Scan the data. Collect each line that contains the word "this".

▸ Information provided:
• • • • • • •
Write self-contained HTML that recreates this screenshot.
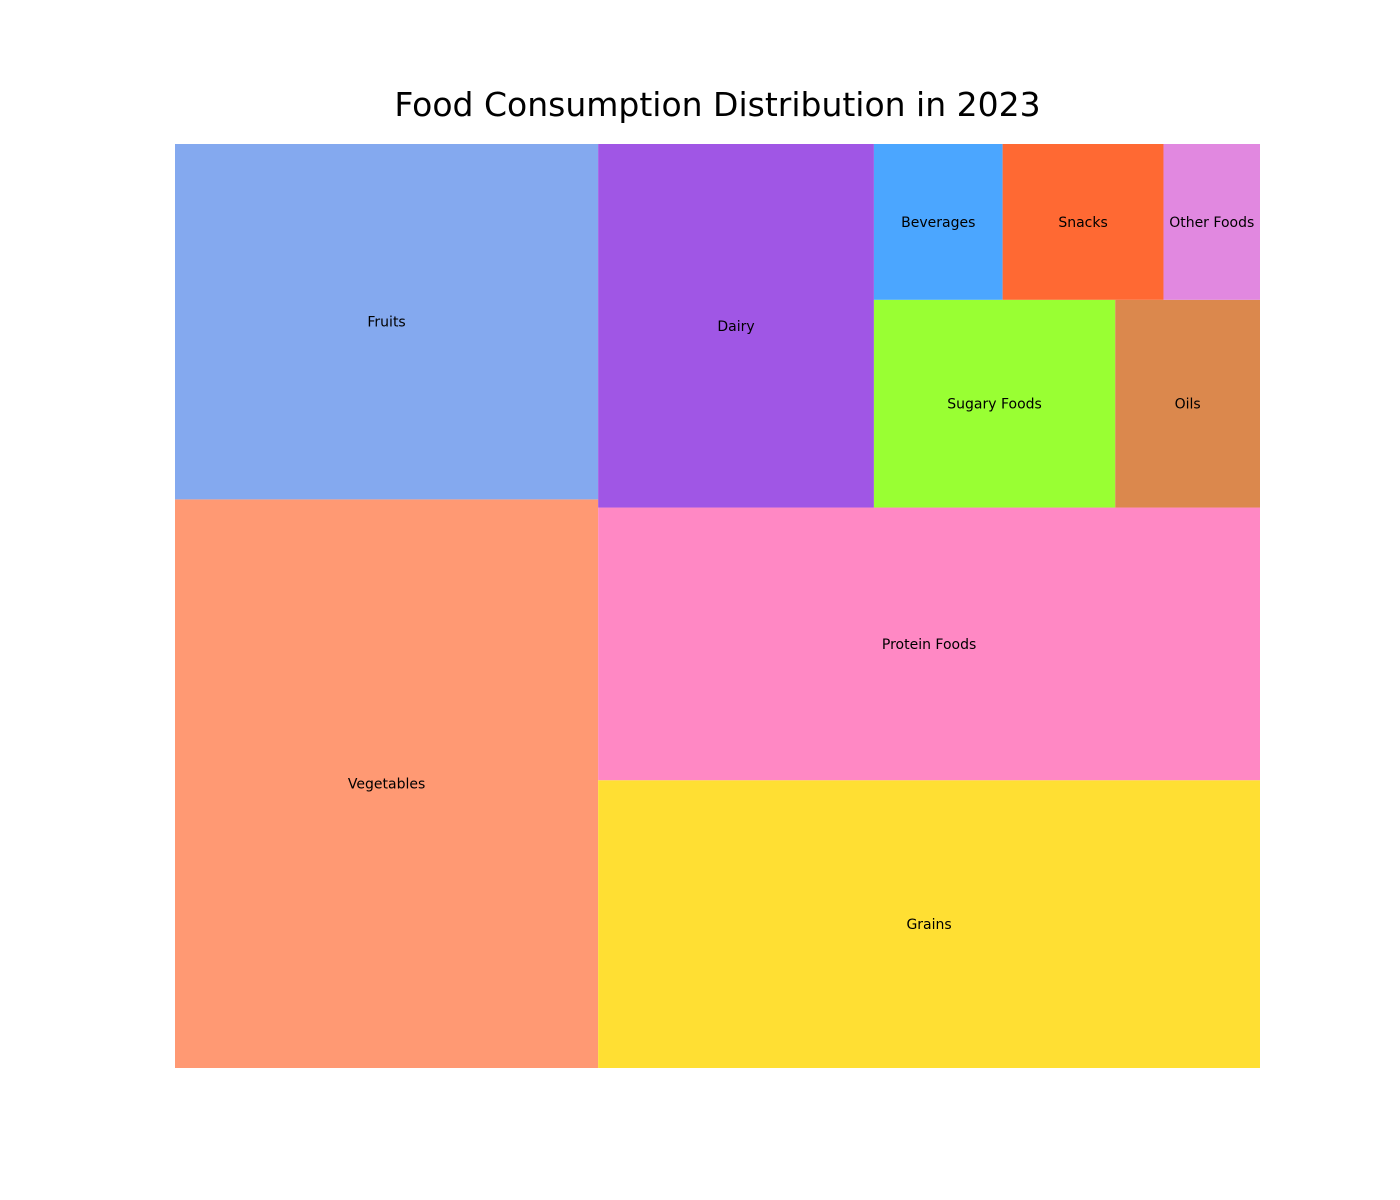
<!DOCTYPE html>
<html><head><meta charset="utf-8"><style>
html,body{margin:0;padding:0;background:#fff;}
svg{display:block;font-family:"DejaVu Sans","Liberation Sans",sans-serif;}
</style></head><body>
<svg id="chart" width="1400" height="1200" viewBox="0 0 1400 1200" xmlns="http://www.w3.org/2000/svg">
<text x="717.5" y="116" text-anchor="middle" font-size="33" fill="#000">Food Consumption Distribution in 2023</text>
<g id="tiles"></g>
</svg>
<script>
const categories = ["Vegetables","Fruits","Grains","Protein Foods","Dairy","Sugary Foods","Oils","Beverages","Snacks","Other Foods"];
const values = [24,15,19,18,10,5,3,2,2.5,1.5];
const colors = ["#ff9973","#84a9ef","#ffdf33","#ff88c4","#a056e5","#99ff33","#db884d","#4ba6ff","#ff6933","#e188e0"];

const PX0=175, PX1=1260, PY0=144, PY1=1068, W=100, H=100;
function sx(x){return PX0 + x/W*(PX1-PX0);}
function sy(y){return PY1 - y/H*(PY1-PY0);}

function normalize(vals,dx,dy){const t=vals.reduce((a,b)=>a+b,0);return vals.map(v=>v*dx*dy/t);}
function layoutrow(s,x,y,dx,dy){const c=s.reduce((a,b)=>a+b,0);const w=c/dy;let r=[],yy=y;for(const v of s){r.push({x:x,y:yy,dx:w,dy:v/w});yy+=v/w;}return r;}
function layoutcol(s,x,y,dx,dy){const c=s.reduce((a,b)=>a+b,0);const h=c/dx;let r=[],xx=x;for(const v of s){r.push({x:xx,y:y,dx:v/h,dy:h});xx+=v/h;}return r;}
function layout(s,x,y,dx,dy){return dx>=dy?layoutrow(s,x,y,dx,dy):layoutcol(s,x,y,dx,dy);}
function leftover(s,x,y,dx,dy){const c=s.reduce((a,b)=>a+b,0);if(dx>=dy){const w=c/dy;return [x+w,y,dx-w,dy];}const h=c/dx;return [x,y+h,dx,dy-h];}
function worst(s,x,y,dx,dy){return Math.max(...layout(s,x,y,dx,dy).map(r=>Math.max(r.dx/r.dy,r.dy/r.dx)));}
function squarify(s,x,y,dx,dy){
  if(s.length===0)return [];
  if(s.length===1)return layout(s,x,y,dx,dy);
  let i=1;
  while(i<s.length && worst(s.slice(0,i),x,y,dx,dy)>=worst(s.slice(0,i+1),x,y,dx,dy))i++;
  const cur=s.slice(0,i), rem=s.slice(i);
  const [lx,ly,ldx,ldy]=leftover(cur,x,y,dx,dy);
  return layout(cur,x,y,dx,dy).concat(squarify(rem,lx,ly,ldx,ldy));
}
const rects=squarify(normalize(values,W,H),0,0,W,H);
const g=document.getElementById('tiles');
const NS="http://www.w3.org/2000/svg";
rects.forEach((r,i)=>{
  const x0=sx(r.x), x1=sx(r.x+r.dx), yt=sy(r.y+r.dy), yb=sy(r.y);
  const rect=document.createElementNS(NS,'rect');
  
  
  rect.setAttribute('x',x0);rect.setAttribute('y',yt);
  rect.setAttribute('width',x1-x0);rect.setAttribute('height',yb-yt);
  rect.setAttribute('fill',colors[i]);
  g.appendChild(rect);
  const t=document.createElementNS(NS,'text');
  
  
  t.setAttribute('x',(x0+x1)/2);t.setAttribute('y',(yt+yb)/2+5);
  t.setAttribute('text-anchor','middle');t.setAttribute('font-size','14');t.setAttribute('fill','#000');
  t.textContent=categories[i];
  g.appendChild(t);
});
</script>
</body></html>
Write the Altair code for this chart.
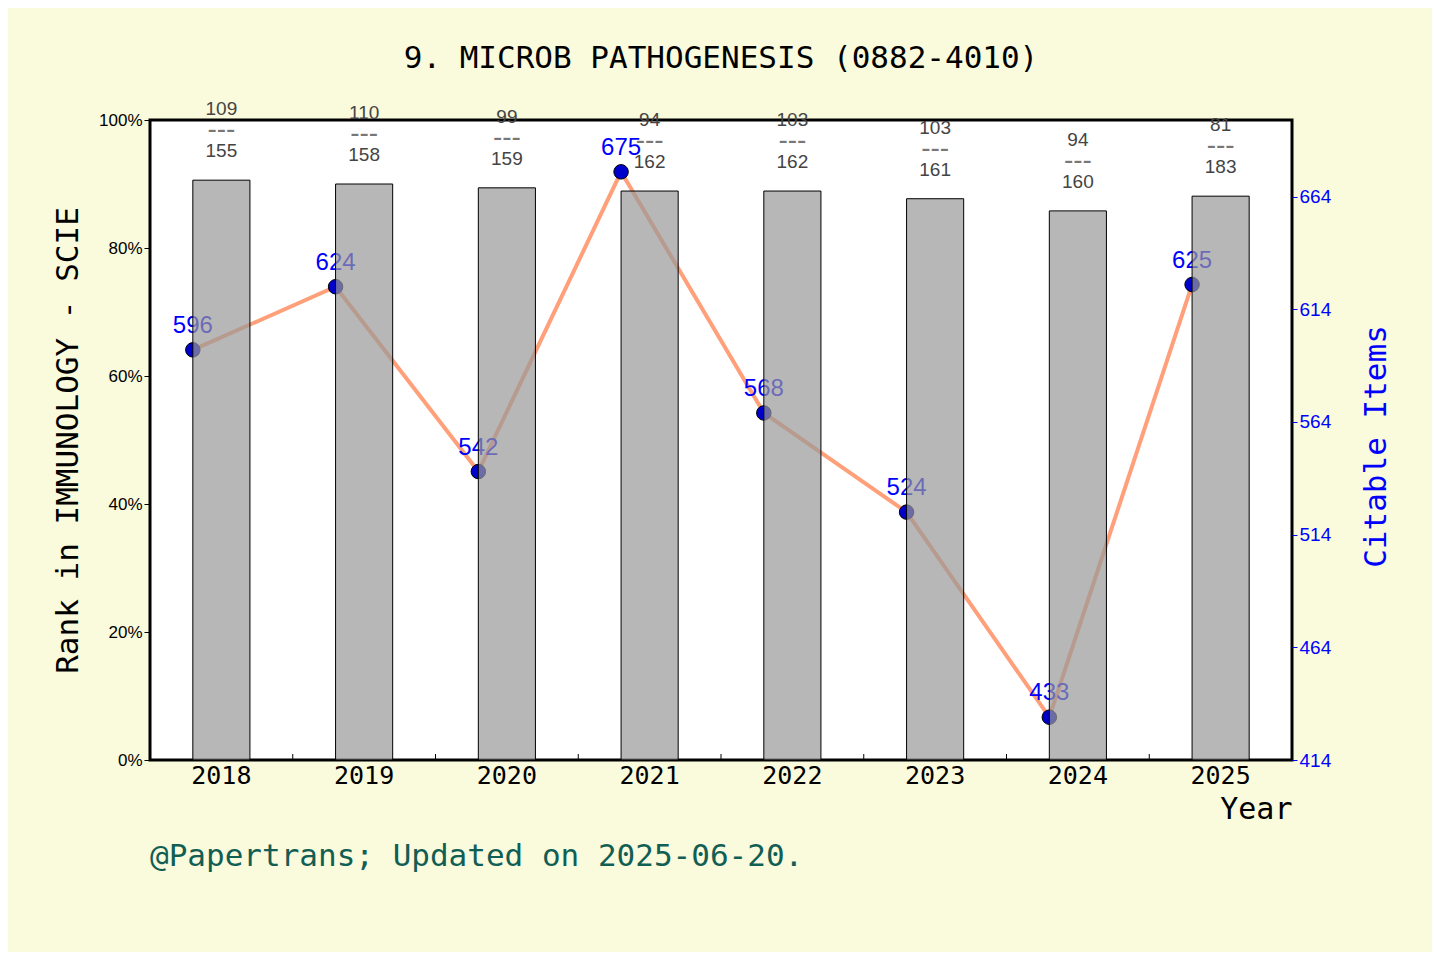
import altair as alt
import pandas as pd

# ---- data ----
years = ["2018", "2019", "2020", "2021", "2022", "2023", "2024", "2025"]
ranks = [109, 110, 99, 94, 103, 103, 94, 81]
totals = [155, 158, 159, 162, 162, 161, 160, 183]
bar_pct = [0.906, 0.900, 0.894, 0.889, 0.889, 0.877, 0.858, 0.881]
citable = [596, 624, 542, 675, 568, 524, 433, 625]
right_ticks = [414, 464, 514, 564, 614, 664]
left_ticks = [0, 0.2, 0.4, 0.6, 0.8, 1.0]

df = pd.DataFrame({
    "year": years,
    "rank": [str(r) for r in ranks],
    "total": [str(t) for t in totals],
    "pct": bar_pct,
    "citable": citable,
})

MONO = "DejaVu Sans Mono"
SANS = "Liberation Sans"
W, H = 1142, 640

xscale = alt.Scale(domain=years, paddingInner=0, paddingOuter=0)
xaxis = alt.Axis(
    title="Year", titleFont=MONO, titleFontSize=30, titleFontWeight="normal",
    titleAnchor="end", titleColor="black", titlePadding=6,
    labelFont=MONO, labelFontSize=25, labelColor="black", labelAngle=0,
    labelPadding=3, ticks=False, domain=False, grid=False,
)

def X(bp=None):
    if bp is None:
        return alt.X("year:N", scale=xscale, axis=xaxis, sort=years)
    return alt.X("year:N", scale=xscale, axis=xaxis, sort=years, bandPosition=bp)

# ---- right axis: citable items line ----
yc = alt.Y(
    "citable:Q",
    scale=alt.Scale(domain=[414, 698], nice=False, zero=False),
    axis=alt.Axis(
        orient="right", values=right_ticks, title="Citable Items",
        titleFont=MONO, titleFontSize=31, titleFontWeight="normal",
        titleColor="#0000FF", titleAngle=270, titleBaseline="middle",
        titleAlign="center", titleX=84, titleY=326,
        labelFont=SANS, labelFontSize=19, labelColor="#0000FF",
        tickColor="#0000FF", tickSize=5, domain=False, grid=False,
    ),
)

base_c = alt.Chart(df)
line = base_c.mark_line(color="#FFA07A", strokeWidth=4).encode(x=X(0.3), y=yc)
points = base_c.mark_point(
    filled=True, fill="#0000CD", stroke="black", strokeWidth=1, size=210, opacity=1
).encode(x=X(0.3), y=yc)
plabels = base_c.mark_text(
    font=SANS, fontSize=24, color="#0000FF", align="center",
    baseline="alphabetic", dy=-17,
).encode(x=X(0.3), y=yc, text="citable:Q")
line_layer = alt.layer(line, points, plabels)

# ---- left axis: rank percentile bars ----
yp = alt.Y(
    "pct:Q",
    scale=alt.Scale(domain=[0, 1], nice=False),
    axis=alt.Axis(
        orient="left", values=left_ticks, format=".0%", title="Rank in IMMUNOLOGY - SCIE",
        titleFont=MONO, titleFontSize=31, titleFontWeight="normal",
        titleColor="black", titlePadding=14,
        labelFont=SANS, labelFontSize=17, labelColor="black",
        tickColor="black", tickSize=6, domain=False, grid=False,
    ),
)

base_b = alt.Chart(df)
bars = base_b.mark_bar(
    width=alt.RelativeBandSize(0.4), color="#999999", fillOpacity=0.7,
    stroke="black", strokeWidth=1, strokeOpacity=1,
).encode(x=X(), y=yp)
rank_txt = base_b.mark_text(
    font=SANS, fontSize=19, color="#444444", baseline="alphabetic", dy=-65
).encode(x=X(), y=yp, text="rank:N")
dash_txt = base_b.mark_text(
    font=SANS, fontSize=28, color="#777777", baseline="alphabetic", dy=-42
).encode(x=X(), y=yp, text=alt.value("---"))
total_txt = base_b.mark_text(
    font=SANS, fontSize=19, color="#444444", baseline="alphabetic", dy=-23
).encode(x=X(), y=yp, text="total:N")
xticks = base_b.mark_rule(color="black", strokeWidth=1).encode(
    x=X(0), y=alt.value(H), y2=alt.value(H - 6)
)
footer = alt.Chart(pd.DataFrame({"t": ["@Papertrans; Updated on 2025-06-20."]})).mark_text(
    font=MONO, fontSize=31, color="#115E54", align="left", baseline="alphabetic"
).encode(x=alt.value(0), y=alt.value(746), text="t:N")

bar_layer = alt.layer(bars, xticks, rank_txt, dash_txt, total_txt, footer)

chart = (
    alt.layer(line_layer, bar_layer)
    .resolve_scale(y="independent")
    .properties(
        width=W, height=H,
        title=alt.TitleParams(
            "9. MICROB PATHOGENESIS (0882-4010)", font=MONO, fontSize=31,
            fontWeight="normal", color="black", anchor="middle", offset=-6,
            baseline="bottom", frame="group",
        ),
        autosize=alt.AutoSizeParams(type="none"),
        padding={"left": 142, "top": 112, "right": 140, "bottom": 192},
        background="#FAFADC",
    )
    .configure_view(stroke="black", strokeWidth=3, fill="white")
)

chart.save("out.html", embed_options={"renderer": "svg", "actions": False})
• • • • • • •
▸ Final result:
Write self-contained HTML that recreates this screenshot.
Write the Altair code for this chart.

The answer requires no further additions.